The Christian worldview is profoundly realistic precisely because it liberates us to ask the difficult questions that the “ethical oil” denies. Do we really “need” more oil? Have we developed a way of life based on sprawling suburbs, automobile dependency, globalized economic trade, and industrialized agriculture that simply demands too much oil? Has our lifestyle become overly materialistic at the expense of genuine well-being? Are we happier now just because we are richer than we were in the 1960s? Will ever-increasing material things and consumption make us happy? Is it good that corporations and advertising firms can create new and artificial “needs” within us?
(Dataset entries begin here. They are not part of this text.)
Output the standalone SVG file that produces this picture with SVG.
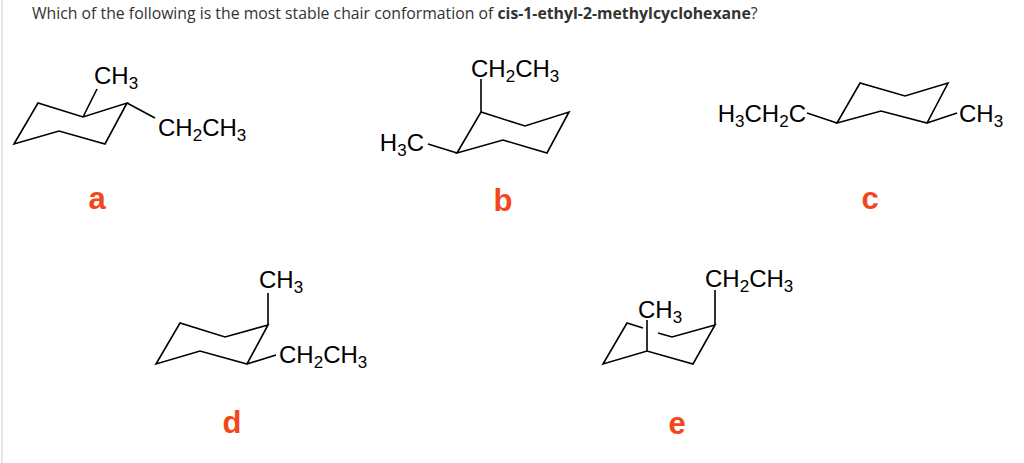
<svg xmlns="http://www.w3.org/2000/svg" width="1024" height="463" viewBox="0 0 1024 463">
<style>
.b{fill:none;stroke:#000;stroke-width:1.6;stroke-linejoin:miter}
.t{font-family:"Liberation Sans",Arial,sans-serif;font-size:24px;fill:#000}
.s{font-size:17px}
.l{font-family:"Liberation Sans",Arial,sans-serif;font-size:31px;font-weight:bold;fill:#f2461b;text-anchor:middle}
.q{font-family:"Open Sans","Liberation Sans",sans-serif;font-size:15.8px;fill:#333}
</style>
<rect width="1024" height="463" fill="#fff"/>
<line x1="2" y1="0" x2="2" y2="463" stroke="#e6e6e6" stroke-width="2"/>
<text class="q" x="32" y="19">Which of the following is the most stable chair conformation of <tspan font-weight="bold">cis-1-ethyl-2-methylcyclohexane</tspan>?</text>
<g id="a">
<path class="b" d="M14,144 L38,103 L83,117 L127,103 L105,144 L59,131 Z M83,117 L97,89 M127,103 L155,118"/>
<text class="t" x="94" y="84">CH<tspan class="s" dy="5">3</tspan></text>
<text class="t" x="158" y="136">CH<tspan class="s" dy="5">2</tspan><tspan dy="-5">CH</tspan><tspan class="s" dy="5">3</tspan></text>
<text class="l" x="97" y="209">a</text>
</g>
<g id="b">
<path class="b" d="M457,153 L481,112 L525,126 L569,112 L547,153 L503,140 Z M481,112 L481,79 M457,153 L428,144"/>
<text class="t" x="471" y="77">CH<tspan class="s" dy="5">2</tspan><tspan dy="-5">CH</tspan><tspan class="s" dy="5">3</tspan></text>
<text class="t" x="424" y="151" text-anchor="end">H<tspan class="s" dy="5">3</tspan><tspan dy="-5">C</tspan></text>
<text class="l" x="503" y="211">b</text>
</g>
<g id="c">
<path class="b" d="M837,123 L860,83 L905,96 L948,83 L927,123 L881,111 Z M837,123 L807,113 M927,123 L957,113"/>
<text class="t" x="806" y="122" text-anchor="end">H<tspan class="s" dy="5">3</tspan><tspan dy="-5">CH</tspan><tspan class="s" dy="5">2</tspan><tspan dy="-5">C</tspan></text>
<text class="t" x="959" y="122">CH<tspan class="s" dy="5">3</tspan></text>
<text class="l" x="870" y="209">c</text>
</g>
<g id="d">
<path class="b" d="M156,364 L180,323 L225,337 L268,325 L247,364 L200,351 Z M268,325 L268,293 M247,364 L276,355"/>
<text class="t" x="259" y="288">CH<tspan class="s" dy="5">3</tspan></text>
<text class="t" x="279" y="363">CH<tspan class="s" dy="5">2</tspan><tspan dy="-5">CH</tspan><tspan class="s" dy="5">3</tspan></text>
<text class="l" x="232" y="433">d</text>
</g>
<g id="e">
<path class="b" d="M643,328 L627,323 L603,364 L647,351 L693,364 L715,325 L672,337 L658,333 M647,351 L647,320 M715,325 L715,290"/>
<text class="t" x="638" y="318">CH<tspan class="s" dy="5">3</tspan></text>
<text class="t" x="705" y="287">CH<tspan class="s" dy="5">2</tspan><tspan dy="-5">CH</tspan><tspan class="s" dy="5">3</tspan></text>
<text class="l" x="677" y="434">e</text>
</g>
</svg>
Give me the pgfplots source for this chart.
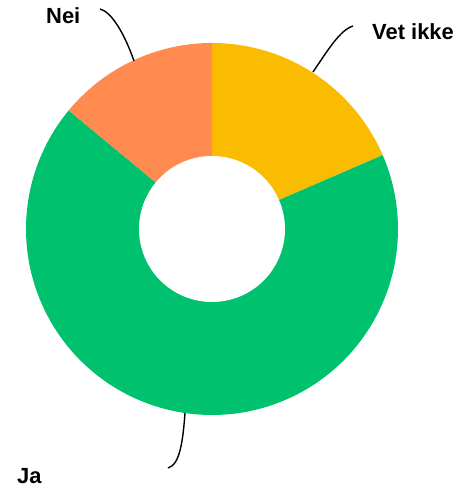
\documentclass[border=0pt]{standalone}
\usepackage{pgfplots}
\usepackage{pgfplotstable}
\usepackage{fontspec}
\setmainfont{Liberation Sans}
\pgfplotsset{compat=1.18}

\definecolor{cyellow}{HTML}{F9BC00}
\definecolor{cgreen}{HTML}{00C16E}
\definecolor{corange}{HTML}{FF8B50}

\tikzset{lbl/.style={font=\bfseries\fontsize{22}{26}\selectfont, inner sep=0pt, anchor=base west}}

% shares in percent, clockwise from 12 o'clock
\pgfplotstableread{
label value
VetIkke 18.5
Ja 67.5
Nei 14
}\piedata

\begin{document}
\begin{tikzpicture}
\pgfplotstablegetelem{0}{value}\of\piedata \let\vA\pgfplotsretval
\pgfplotstablegetelem{1}{value}\of\piedata \let\vB\pgfplotsretval
\pgfplotstablegetelem{2}{value}\of\piedata \let\vC\pgfplotsretval
\pgfmathsetmacro{\aA}{90}
\pgfmathsetmacro{\aB}{\aA-3.6*\vA}
\pgfmathsetmacro{\aC}{\aB-3.6*\vB}
\pgfmathsetmacro{\aD}{\aC-3.6*\vC}
\begin{axis}[
    scale only axis, width=463bp, height=489bp,
    xmin=0, xmax=463, ymin=0, ymax=489,
    axis lines=none, clip=false,
]
% keep the full frame in the bounding box
\path (0,0) rectangle (463,489);
% slices
\addplot[fill=cyellow, draw=none, domain=\aB:\aA, samples=80, variable=\t]
    ({212+186*cos(t)}, {260+186*sin(t)}) -- (212,260) -- cycle;
\addplot[fill=cgreen, draw=none, domain=\aC:\aB, samples=160, variable=\t]
    ({212+186*cos(t)}, {260+186*sin(t)}) -- (212,260) -- cycle;
\addplot[fill=corange, draw=none, domain=\aD:\aC, samples=60, variable=\t]
    ({212+186*cos(t)}, {260+186*sin(t)}) -- (212,260) -- cycle;
% hole
\addplot[fill=white, draw=none, domain=0:360, samples=120, variable=\t]
    ({212+73*cos(t)}, {260+73*sin(t)}) -- cycle;

% leader lines and labels
\draw[line width=1.4pt] (100,480) .. controls (112,477) and (125,454) .. (134,428);
\draw[line width=1.4pt] (313,417) .. controls (328,439) and (340,459) .. (353,463);
\draw[line width=1.4pt] (185,76) .. controls (183,49) and (180,24) .. (168,21);
\node[lbl] at (46,465) {Nei};
\node[lbl] at (372,449) {Vet ikke};
\node[lbl] at (17,6) {Ja};
\end{axis}
\end{tikzpicture}
\end{document}
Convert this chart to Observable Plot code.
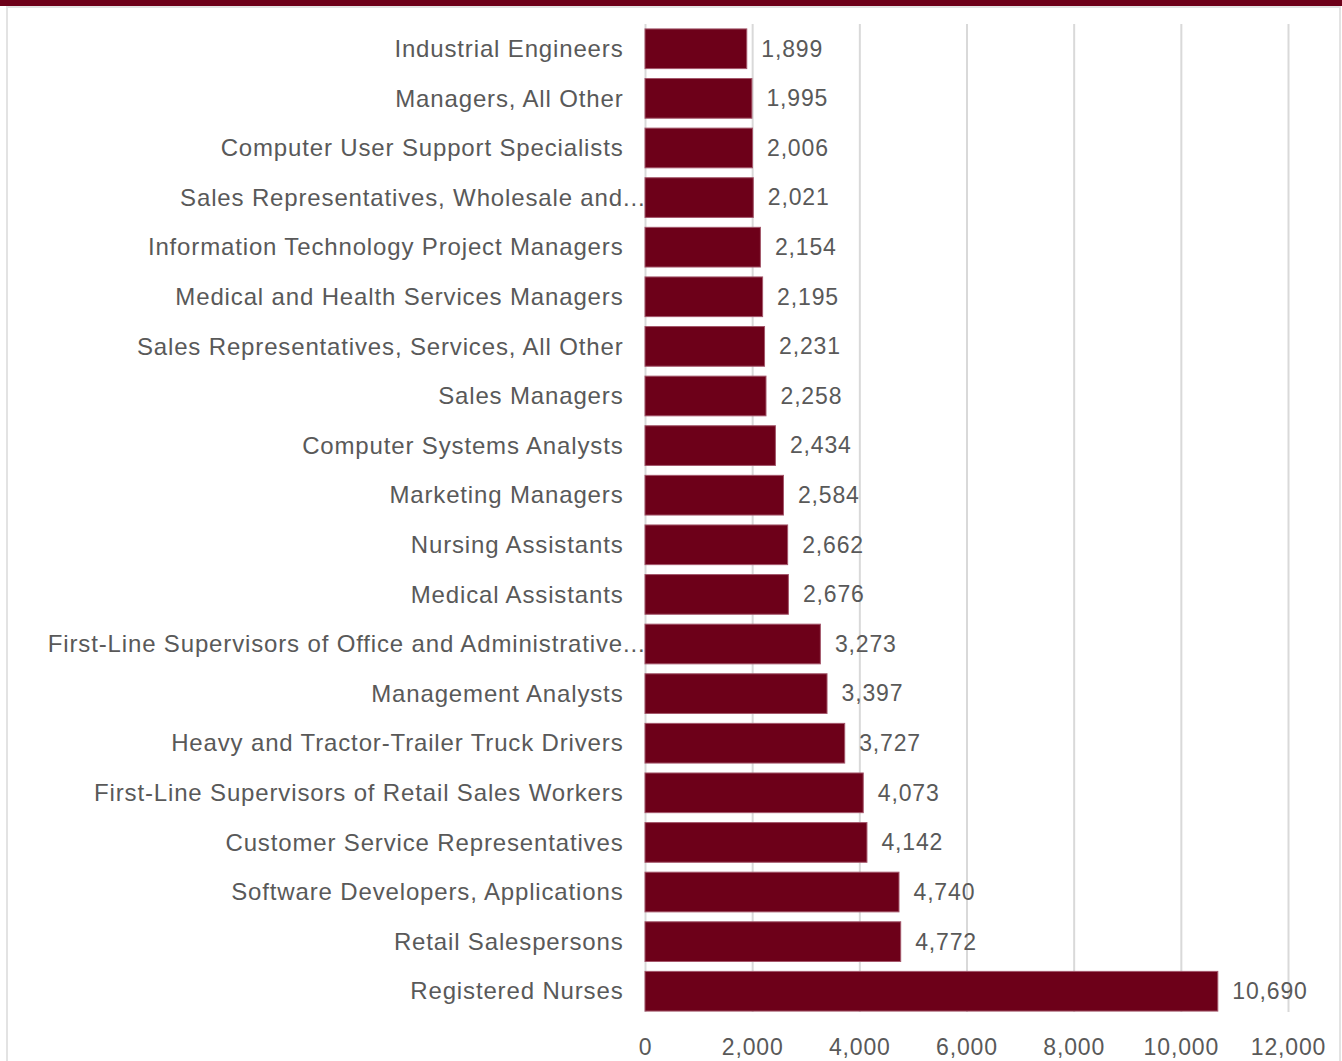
<!DOCTYPE html>
<html><head><meta charset="utf-8">
<script src="https://cdn.jsdelivr.net/npm/d3@7"></script>
<script src="https://cdn.jsdelivr.net/npm/@observablehq/plot@0.6"></script>
<style>
body{margin:0;background:#fff;}
#wrap{position:relative;width:1342px;height:1061px;overflow:hidden;background:#fff;}
#band{position:absolute;left:0;top:0;width:1342px;height:6px;background:#6d0019;}
#frame{position:absolute;left:6px;top:6px;width:1331px;height:1060px;border:2px solid #e3e3e3;border-bottom:none;}
#chart{position:absolute;left:0;top:0;}
</style></head><body>
<div id="wrap"><div id="frame"></div><div id="chart"></div><div id="band"></div></div>
<script>
const occupations = [
  "Industrial Engineers",
  "Managers, All Other",
  "Computer User Support Specialists",
  "Sales Representatives, Wholesale and...",
  "Information Technology Project Managers",
  "Medical and Health Services Managers",
  "Sales Representatives, Services, All Other",
  "Sales Managers",
  "Computer Systems Analysts",
  "Marketing Managers",
  "Nursing Assistants",
  "Medical Assistants",
  "First-Line Supervisors of Office and Administrative...",
  "Management Analysts",
  "Heavy and Tractor-Trailer Truck Drivers",
  "First-Line Supervisors of Retail Sales Workers",
  "Customer Service Representatives",
  "Software Developers, Applications",
  "Retail Salespersons",
  "Registered Nurses"
];
const openings = [1899, 1995, 2006, 2021, 2154, 2195, 2231, 2258, 2434, 2584, 2662, 2676, 3273, 3397, 3727, 4073, 4142, 4740, 4772, 10690];
const xTicks = [0, 2000, 4000, 6000, 8000, 10000, 12000];

const data = occupations.map((name, i) => ({name, value: openings[i]}));
const fmt = d3.format(",");
const truncated = d => d.endsWith("...");

const chart = Plot.plot({
  width: 1342,
  height: 1061,
  marginLeft: 645,
  marginRight: 54,
  marginTop: 19,
  marginBottom: 40,
  style: {fontFamily: "'Liberation Sans', Arial, sans-serif", fontSize: "24px", color: "#595959", background: "transparent", letterSpacing: "0.85px", overflow: "visible"},
  x: {domain: [0, 12000], ticks: xTicks, tickFormat: fmt, label: null},
  y: {domain: occupations, padding: 0.2, round: false, label: null, axis: null},
  marks: [
    Plot.ruleX(xTicks, {stroke: "#d9d9d9", strokeWidth: 2, insetTop: 5, insetBottom: 9}),
    Plot.barX(data, {x: "value", y: "name", fill: "#6d0019", stroke: "#a3566a", strokeWidth: 1}),
    Plot.text(data, {x: "value", y: "name", text: d => fmt(d.value), dx: 14, textAnchor: "start", fill: "#595959", fontSize: 23}),
    Plot.text(occupations.filter(d => !truncated(d)), {y: d => d, text: d => d, frameAnchor: "left", textAnchor: "end", dx: -22, fill: "#595959", fontSize: 24}),
    Plot.text(occupations.filter(truncated), {y: d => d, text: d => d, frameAnchor: "left", textAnchor: "end", dx: 0, fill: "#595959", fontSize: 24, letterSpacing: "0.7px"}),
    Plot.axisX({ticks: xTicks, tickFormat: fmt, tickSize: 0, tickPadding: 17, fontSize: 23, fill: "#595959", label: null})
  ]
});
document.getElementById("chart").appendChild(chart);
</script>
</body></html>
Is it right that the world’s depleting oil, as well as natural resources, are used to satisfy our trivial “wants” for the latest edition of electronic gadgets, throw-away products, excessively large homes, and oversized cars? Can the world sustain 7 billion people (and growing rapidly) while adopting our wasteful Northern lifestyles?
Add to this other profoundly ethical questions, such as these: Is it true that human science and technology can guarantee progress and engineer a path to final human happiness? Is it true that more economic growth along current lines is the only way to generate the tax revenues needed to pay for social and health programs, or can flourishing social and health conditions be created in other ways? Is it ethical to suggest that our choice is between oilsands jobs or no jobs, when our real choice is between creating clean-energy jobs or dirty, fossil-fuel jobs?
Finally, we are free to ask the most relevant question of all: Is it ethical for the “ethical oil” approach to shift our attention away from these big, profoundly real questions at the very moment when God’s groaning creation is forcing them to the centre of our agenda? In light of our profound obligations to our grandchildren and future generations, is it ethical to frame a debate around “ethical oil” that really counsels society to pursue endless economic growth? Only when we solve these questions in practice will we begin to approach the goal of “ethical oil.”